Yeah, an Italian who did really well in a round one time! PACK YOUR BAGS, AMERICA. IT'S THE WORLD'S GAME NOW.
And, I mean, on top of everything, he took down Rory McIlroy, world-renowned big-time pressure-situation final-round golf monster.
"You look how good Manassero is," O'Grady said. "He's only 18, by the way. He's certainly got a major championship within him somewhere."
What the living fuck are we talking about any more?

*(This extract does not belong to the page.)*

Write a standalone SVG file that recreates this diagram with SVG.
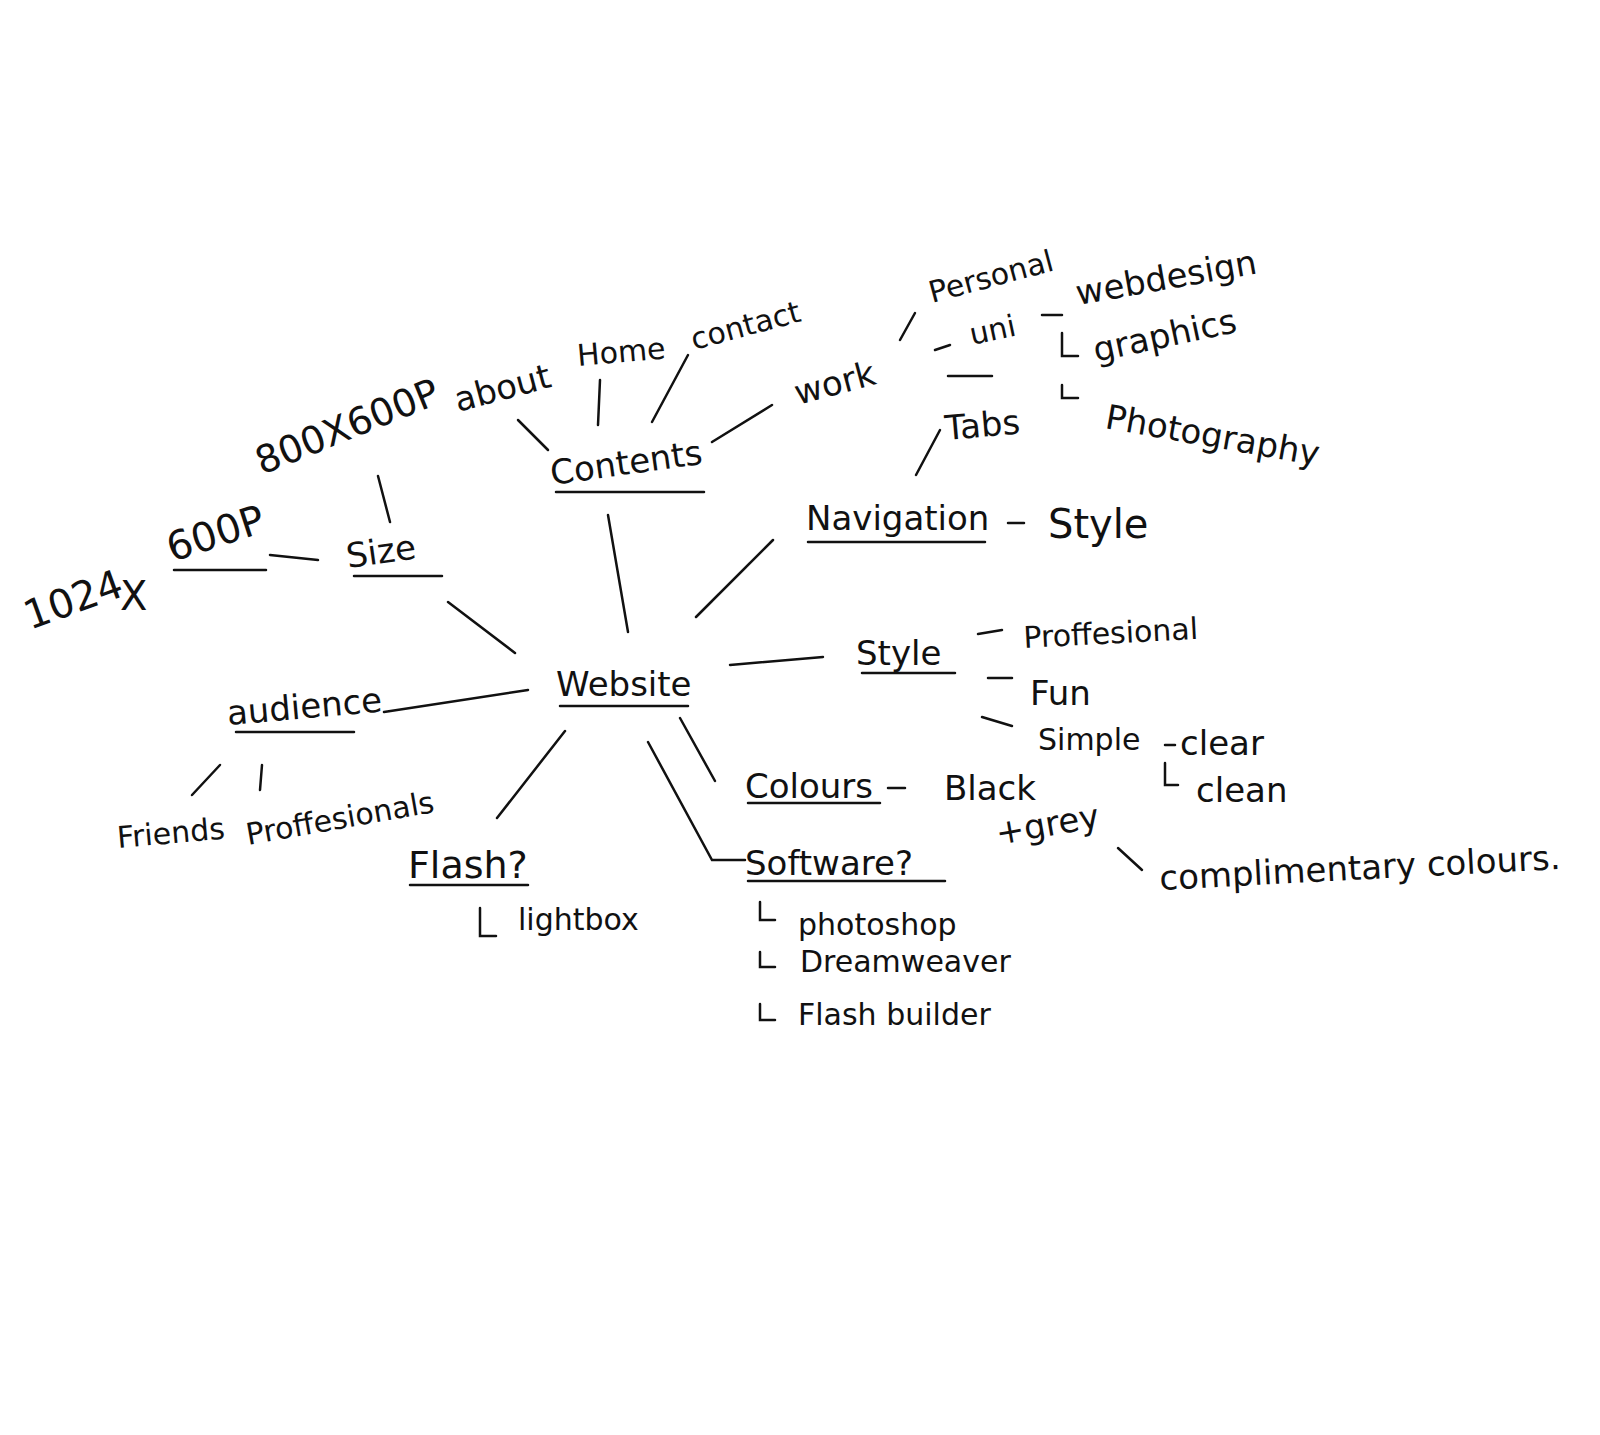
<svg xmlns="http://www.w3.org/2000/svg" width="1600" height="1435" viewBox="0 0 1600 1435">
<style>
text{font-family:"DejaVu Sans","Liberation Sans",sans-serif;fill:#111;font-size:34px}
.s{font-size:30px}
.l{stroke:#111;stroke-width:2.5;fill:none;stroke-linecap:round}
</style>
<rect width="1600" height="1435" fill="#fff"/>
<g id="connectors" class="l">
<path d="M560 706H688"/><path d="M556 492H704"/><path d="M354 576H442"/><path d="M174 570H266"/>
<path d="M236 732H354"/><path d="M808 542H985"/><path d="M862 673H955"/><path d="M748 803H880"/>
<path d="M410 885H528"/><path d="M748 881H945"/>
<path d="M628 632L608 515"/><path d="M515 653L448 602"/><path d="M528 690L384 712"/><path d="M696 617L773 540"/>
<path d="M730 665L823 657"/><path d="M680 718L715 781"/><path d="M648 742L712 860H745"/><path d="M565 731L497 818"/>
<path d="M548 450L518 420"/><path d="M598 425L600 380"/><path d="M652 422L688 355"/><path d="M712 442L772 405"/>
<path d="M390 522L378 476"/><path d="M270 555L318 560"/><path d="M916 475L940 430"/><path d="M900 340L915 313"/>
<path d="M935 350L950 345"/><path d="M948 376H992"/><path d="M1008 523H1024"/><path d="M978 634L1002 630"/>
<path d="M988 678H1012"/><path d="M982 717L1012 726"/><path d="M1165 745H1175"/><path d="M888 788H905"/>
<path d="M1042 315H1062"/><path d="M1118 848L1142 870"/><path d="M192 795L220 765"/><path d="M262 765L260 790"/>
<path d="M1062 333V356H1078"/><path d="M1062 385V398H1078"/><path d="M1165 763V785H1178"/>
<path d="M480 908V936H496"/><path d="M760 902V920H775"/><path d="M760 952V967H775"/><path d="M760 1004V1020H775"/>
</g>
<g id="website"><text x="556" y="696">Website</text></g>
<g id="contents"><text x="552" y="485" transform="rotate(-8 552 485)">Contents</text></g>
<g id="size"><text x="348" y="568" transform="rotate(-8 348 568)">Size</text></g>
<g id="res1"><text x="30" y="630" transform="rotate(-20 30 630)" style="font-size:40px">1024</text><text x="120" y="610" style="font-size:40px">X</text><text x="172" y="562" transform="rotate(-18 172 562)" style="font-size:40px">600P</text></g>
<g id="res2"><text x="262" y="475" transform="rotate(-22 262 475)" style="font-size:38px">800X600P</text></g>
<g id="about"><text x="458" y="412" transform="rotate(-15 458 412)">about</text></g>
<g id="home"><text x="578" y="366" class="s" transform="rotate(-5 578 366)">Home</text></g>
<g id="contact"><text x="694" y="350" class="s" transform="rotate(-15 694 350)">contact</text></g>
<g id="work"><text x="798" y="405" transform="rotate(-15 798 405)">work</text></g>
<g id="personal"><text x="932" y="303" class="s" transform="rotate(-15 932 303)">Personal</text></g>
<g id="uni"><text x="972" y="345" class="s" transform="rotate(-12 972 345)">uni</text></g>
<g id="webdesign"><text x="1078" y="305" transform="rotate(-10 1078 305)">webdesign</text></g>
<g id="graphics"><text x="1096" y="362" transform="rotate(-12 1096 362)">graphics</text></g>
<g id="photography"><text x="1104" y="428" transform="rotate(10 1104 428)">Photography</text></g>
<g id="tabs"><text x="946" y="440" transform="rotate(-5 946 440)">Tabs</text></g>
<g id="navigation"><text x="806" y="530">Navigation</text></g>
<g id="navstyle"><text x="1048" y="538" style="font-size:40px">Style</text></g>
<g id="style"><text x="856" y="665">Style</text></g>
<g id="prof"><text x="1024" y="648" class="s" transform="rotate(-3 1024 648)">Proffesional</text></g>
<g id="fun"><text x="1030" y="705">Fun</text></g>
<g id="simple"><text x="1038" y="750" class="s">Simple</text></g>
<g id="clear"><text x="1180" y="755">clear</text></g>
<g id="clean"><text x="1196" y="802">clean</text></g>
<g id="colours"><text x="745" y="798">Colours</text></g>
<g id="black"><text x="944" y="800">Black</text></g>
<g id="grey"><text x="998" y="845" transform="rotate(-10 998 845)">+grey</text></g>
<g id="compl"><text x="1160" y="890" transform="rotate(-3 1160 890)">complimentary colours.</text></g>
<g id="software"><text x="745" y="875">Software?</text></g>
<g id="ps"><text x="798" y="935" class="s">photoshop</text></g>
<g id="dw"><text x="800" y="972" class="s">Dreamweaver</text></g>
<g id="fb"><text x="798" y="1025" class="s">Flash builder</text></g>
<g id="flash"><text x="408" y="878" style="font-size:38px">Flash?</text></g>
<g id="lightbox"><text x="518" y="930" class="s">lightbox</text></g>
<g id="audience"><text x="228" y="725" transform="rotate(-5 228 725)">audience</text></g>
<g id="friends"><text x="118" y="848" class="s" transform="rotate(-5 118 848)">Friends</text></g>
<g id="profs"><text x="248" y="845" class="s" transform="rotate(-10 248 845)">Proffesionals</text></g>
</svg>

Tiger or no Tiger, this really has the possibility of becoming golf's next golden age. Fifty years after South Africa's Gary Player won the Masters (and was referred to as "a foreigner"),
Wow, how far we've come. People in America would never refer to someone from a foreign country as "a foreigner" nowadays.
the game is borderless. Country flags no longer matter. Or they shouldn't.
They don't. They never did. This column didn't get written. Wojo didn't get hired at ESPN. I did work at my job instead of writing this.
"You've got an absolutely brand new era here," Chandler said.
An era of new names, not nations. It took a while, but it was worth the wait. Really.
A distraught Tiger Woods, captain of Team USA Golf, finishes reading Wojo's column. He looks away as tears form in his eyes. Slowly, he opens his desk and clears out its contents into an old leather suitcase.
He starts toward the door but stops for just a moment, looking around his dusty office at the memorabilia from all those years of Golf World Cups (which is a thing) and international team championships (Which totally happen besides the minuscule amount of time we pretend to care about the Ryder Cup).
He stops specifically at a picture of he and best friend and teammate Phil Mickelson. After a final glance, he sighs and turns out the light, letting the door shut slowly behind him as he walks into this new world.